Briggs & Veselka’s practice areas have also benefited from the firm’s cross-selling efforts, which align with its professional development strategy.

“For many years, you would go to an audit proposal alone,” Flatowicz said, explaining that now, the firm will often have multiple partners and managers on a call. “You couldn’t say that 10 to 15 years ago; now we take a lot of young people, a cross-diversity of tax, audit and consulting. We are always collaborating, from Johnny to me to Sheila. It’s not the individual but about the firm. The tone at the top is so critical.”

Enriquez is tasked with maintaining that firm culture, which she says was responsible for her ascending into the managing shareholder role. “I’m appreciative of the firm never looking at requests for work-life balance as a liability,” she shared, explaining that while she was climbing the ranks, she raised two children, earned her law degree through night classes, and passed the bar in 2009. “When women employees say they are going to cut back on hours, I always had that.
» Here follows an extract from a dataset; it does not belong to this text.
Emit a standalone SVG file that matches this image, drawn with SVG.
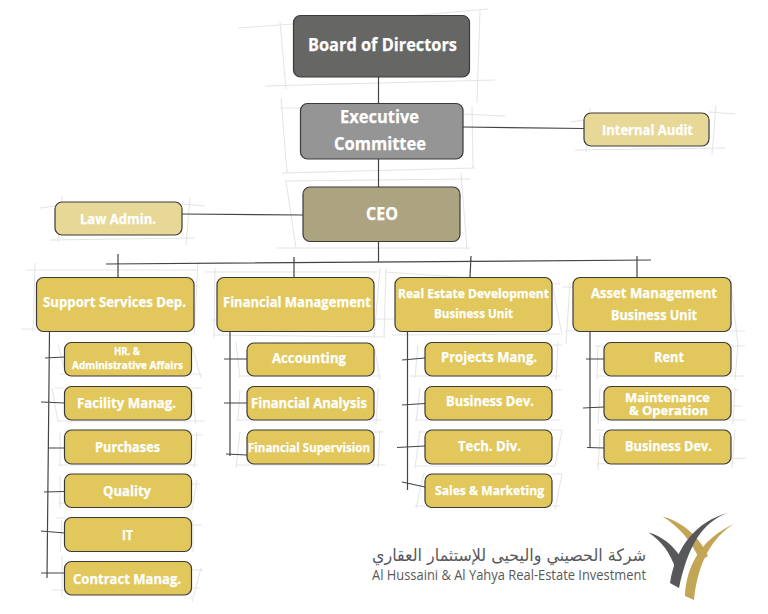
<svg xmlns="http://www.w3.org/2000/svg" width="768" height="614" viewBox="0 0 768 614">
<style>
text{font-family:"Open Sans","Noto Sans",sans-serif;font-weight:700;fill:#fff;stroke:#fff;stroke-width:.25;text-anchor:start}
.b{stroke:#3a3a3a;stroke-width:1.2}
.g{fill:#e2c85c}
.s{fill:none;stroke:#e4e4e4;stroke-width:1}
.c{fill:none;stroke:#444;stroke-width:1.2}
</style>
<rect width="768" height="614" fill="#fff"/>
<g id="sketch-lines" class="s">
<path d="M238 28L293 24M410 16L488 9M280 22L286 89M265 86L495 80M480 10L477 103"/>
<path d="M280 108H300M281 98L287 173M282 173L475 168M472 106L473 168M463 114L505 116"/>
<path d="M285 181L470 179M286 181L296 248M276 248H470M461 173L467 250"/>
<path d="M570 122L584 120M709 112L735 114M590 108L586 152M575 150L725 148M716 105L712 155"/>
<path d="M40 208L55 206M182 204L205 206M62 196L58 242M50 240L195 238M190 198L186 245"/>
<path d="M26 270H197M35 263L33 332M21 329H36M194 335L198 262"/>
<path d="M205 272H378M215 268L214 338M211 320H217M374 338L380 268M214 335L385 337"/>
<path d="M385 272L560 284M386 268L384 338M375 319H395M552 283L562 335M392 335L560 334"/>
<path d="M562 287H618M570 283L566 344M730 275L738 345M565 331H745"/>
<path d="M58 345L66 374M60 374H202M192 346L201 378"/>
<path d="M52 388L58 422M55 388H202M192 390L196 424M58 421H205"/>
<path d="M60 432V466M58 465H198M197 432L194 468M192 435H203"/>
<path d="M60 476V508M58 503H64M197 480L192 510M192 484H200"/>
<path d="M62 520L60 552M56 518H64M193 520V552M192 525H202"/>
<path d="M62 556V597M52 590H64M201 568L192 602M192 588H200M192 570H203"/>
<path d="M236 342L240 378M238 376H380M374 345L380 380"/>
<path d="M240 390L238 420M236 420H382M378 388L376 424"/>
<path d="M240 432L236 468M236 465H385M374 432H384M380 430L378 468"/>
<path d="M418 345L415 378M410 376H560M552 345H562M558 342L556 380"/>
<path d="M420 388L416 422M415 420H560M552 390H562"/>
<path d="M420 430L415 468M416 466H555M420 432L562 430M562 430L555 466"/>
<path d="M424 473L416 508M415 506H560M552 474L562 474L555 510"/>
<path d="M598 345L597 380M595 346H604M732 346H745M738 344L735 380M597 376H745"/>
<path d="M600 388L598 424M600 420H745M732 390H738M732 406H742M735 388L733 424"/>
<path d="M600 432L598 470M596 430H604M735 430L732 468M596 464L746 458"/>
</g>
<g id="connectors" class="c">
<path d="M378.500 77V103M378.500 159V187M378.500 241.500V262"/>
<path d="M463 127L584 128.500M182 214L303 215"/>
<path d="M106 264L651 260M118 254V277.500M294 257V277.500M471 256L470 277.500M637 256V277.500"/>
<path d="M49.500 331L47 578M45 358L64.500 357M41 402L64.500 403M48 448H64.500M44 492L64.500 491.500M41 531L64.500 533M41 573H64.500"/>
<path d="M230 331V456M224 359H247M224 403H247M226 454L247 455"/>
<path d="M407.500 331V490M402 360L425 358M402 405L425 403.500M397 447.500L425 446M402 482L425 487"/>
<path d="M590 331V447.500M586 359H604M583 408L604 407M587 447.500L604 448"/>
</g>
<g id="board"><rect class="b" x="293.500" y="15.500" width="176" height="61.500" rx="7" fill="#666665"/><text x="308" y="51" font-size="18.500" textLength="149" lengthAdjust="spacingAndGlyphs">Board of Directors</text></g>
<g id="executive"><rect class="b" x="300.500" y="103.500" width="162.500" height="55.500" rx="7" fill="#959595"/><text x="340" y="123" font-size="18" textLength="79" lengthAdjust="spacingAndGlyphs">Executive</text><text x="334" y="150" font-size="18" textLength="92" lengthAdjust="spacingAndGlyphs">Committee</text></g>
<g id="ceo"><rect class="b" x="303" y="187" width="157" height="54.500" rx="7" fill="#aca481"/><text x="366" y="220" font-size="17.500" textLength="32" lengthAdjust="spacingAndGlyphs">CEO</text></g>
<g id="internal-audit"><rect class="b" x="584" y="113" width="125" height="33" rx="7" fill="#e8d898"/><text x="602" y="135" font-size="14" textLength="91" lengthAdjust="spacingAndGlyphs">Internal Audit</text></g>
<g id="law-admin"><rect class="b" x="55" y="202" width="127" height="33" rx="7" fill="#e8d898"/><text x="80" y="224" font-size="14" textLength="76" lengthAdjust="spacingAndGlyphs">Law Admin.</text></g>

<g id="support"><rect class="b g" x="36.500" y="277.500" width="157.500" height="54" rx="7"/><text x="43" y="307" font-size="15" textLength="143" lengthAdjust="spacingAndGlyphs">Support Services Dep.</text></g>
<g id="financial"><rect class="b g" x="217" y="277.500" width="157" height="54" rx="7"/><text x="223" y="307" font-size="14.500" textLength="148" lengthAdjust="spacingAndGlyphs">Financial Management</text></g>
<g id="real-estate"><rect class="b g" x="395" y="277.500" width="157" height="54" rx="7"/><text x="398" y="298" font-size="13" textLength="151" lengthAdjust="spacingAndGlyphs">Real Estate Development</text><text x="434" y="318" font-size="13" textLength="79" lengthAdjust="spacingAndGlyphs">Business Unit</text></g>
<g id="asset"><rect class="b g" x="573" y="277.500" width="158" height="54" rx="7"/><text x="591" y="298" font-size="14" textLength="126" lengthAdjust="spacingAndGlyphs">Asset Management</text><text x="611" y="320" font-size="14" textLength="86" lengthAdjust="spacingAndGlyphs">Business Unit</text></g>

<g id="hr"><rect class="b g" x="64.500" y="342.500" width="127" height="33.500" rx="7"/><text x="114" y="355" font-size="10" textLength="26" lengthAdjust="spacingAndGlyphs">HR. &amp;</text><text x="72" y="369" font-size="10" textLength="111" lengthAdjust="spacingAndGlyphs">Administrative Affairs</text></g>
<g id="facility"><rect class="b g" x="64.500" y="386.500" width="127" height="33.500" rx="7"/><text x="77" y="408" font-size="14.500" textLength="99" lengthAdjust="spacingAndGlyphs">Facility Manag.</text></g>
<g id="purchases"><rect class="b g" x="64.500" y="430" width="127" height="34" rx="7"/><text x="95" y="452" font-size="14.500" textLength="65" lengthAdjust="spacingAndGlyphs">Purchases</text></g>
<g id="quality"><rect class="b g" x="64.500" y="474" width="127" height="33.500" rx="7"/><text x="103" y="496" font-size="14.500" textLength="48" lengthAdjust="spacingAndGlyphs">Quality</text></g>
<g id="it"><rect class="b g" x="64.500" y="517.500" width="127" height="34" rx="7"/><text x="122" y="540" font-size="14.500" textLength="11" lengthAdjust="spacingAndGlyphs">IT</text></g>
<g id="contract"><rect class="b g" x="64.500" y="561.500" width="127" height="33.500" rx="7"/><text x="73" y="584" font-size="14.500" textLength="108" lengthAdjust="spacingAndGlyphs">Contract Manag.</text></g>

<g id="accounting"><rect class="b g" x="247" y="343" width="127" height="33" rx="7"/><text x="272" y="363" font-size="14.500" textLength="74" lengthAdjust="spacingAndGlyphs">Accounting</text></g>
<g id="analysis"><rect class="b g" x="247" y="386.500" width="127" height="33.500" rx="7"/><text x="251" y="408" font-size="14" textLength="116" lengthAdjust="spacingAndGlyphs">Financial Analysis</text></g>
<g id="supervision"><rect class="b g" x="247" y="430" width="127" height="34" rx="7"/><text x="248" y="452" font-size="12.500" textLength="122" lengthAdjust="spacingAndGlyphs">Financial Supervision</text></g>

<g id="projects"><rect class="b g" x="425" y="342.500" width="127" height="33.500" rx="7"/><text x="441" y="362" font-size="14.500" textLength="96" lengthAdjust="spacingAndGlyphs">Projects Mang.</text></g>
<g id="re-business-dev"><rect class="b g" x="425" y="386.500" width="127" height="33.500" rx="7"/><text x="446" y="406" font-size="14.500" textLength="88" lengthAdjust="spacingAndGlyphs">Business Dev.</text></g>
<g id="tech"><rect class="b g" x="425" y="430" width="127" height="34" rx="7"/><text x="458" y="451" font-size="14.500" textLength="63" lengthAdjust="spacingAndGlyphs">Tech. Div.</text></g>
<g id="sales"><rect class="b g" x="425" y="474" width="127" height="33.500" rx="7"/><text x="435" y="495" font-size="13" textLength="109" lengthAdjust="spacingAndGlyphs">Sales &amp; Marketing</text></g>

<g id="rent"><rect class="b g" x="604" y="342.500" width="127" height="33.500" rx="7"/><text x="654" y="362" font-size="14.500" textLength="30" lengthAdjust="spacingAndGlyphs">Rent</text></g>
<g id="maintenance"><rect class="b g" x="604" y="386.500" width="127" height="33.500" rx="7"/><text x="625" y="402" font-size="13" textLength="85" lengthAdjust="spacingAndGlyphs">Maintenance</text><text x="629" y="414.500" font-size="13" textLength="79" lengthAdjust="spacingAndGlyphs">&amp; Operation</text></g>
<g id="asset-business-dev"><rect class="b g" x="604" y="430" width="127" height="34" rx="7"/><text x="625" y="451" font-size="14.500" textLength="87" lengthAdjust="spacingAndGlyphs">Business Dev.</text></g>

<g id="logo">
<path d="M662.500 516.500C680 521 698 534 708 556L700 561C692 541 678 526 662.500 516.500Z" fill="#c3a655"/>
<path d="M734 524C714 536 698 560 694 600L685 596C686 566 702 538 734 524Z" fill="#c3a655"/>
<path d="M728.500 512.500C702 522 688 546 679 588L670 583C676 546 696 522 728.500 512.500Z" fill="#58585a"/>
<path d="M648.500 532.500C662 536 674 546 681 558L676 570C670 552 662 542 648.500 532.500Z" fill="#58585a"/>
<text x="646" y="561" font-size="17" direction="rtl" textLength="274" lengthAdjust="spacingAndGlyphs" style="font-family:'DejaVu Sans',sans-serif;font-weight:400;fill:#58585a;stroke:none">شركة الحصيني واليحيى للإستثمار العقاري</text>
<text x="372" y="580" font-size="14.500" textLength="274" lengthAdjust="spacingAndGlyphs" style="font-family:'Open Sans',sans-serif;font-weight:400;fill:#58585a;stroke:none">Al Hussaini &amp; Al Yahya Real-Estate Investment</text>
</g>
</svg>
One of our partners, who retired in December, she was a pioneer, the first part-time manager 25 years ago. The firm has the mindset, and what I brought to the table, someone like me, is being hungry for the opportunity to make a difference. I never thought, ‘I’m working from home some days to go to law school — Monday, Wednesday, Saturdays’ — it was never a hurdle. When I was pregnant with my second one, studying for the bar exam during busy season, I never felt like people were looking for me. I got the job done, it was fine, and never felt I needed to step back … From manager, I was promoted to senior manager, then to principal the next year.”

That retired partner is an example of the kind of role model Enriquez aspires to be, and not just for women in the firm. “We encourage everyone — it’s not a women issue but a work issue. … You don’t have to opt out, which is happening in the profession. A majority of women are joining, getting to a certain level and leaving, concerned they can’t raise a family. As a firm, we have to deliver on our promises.”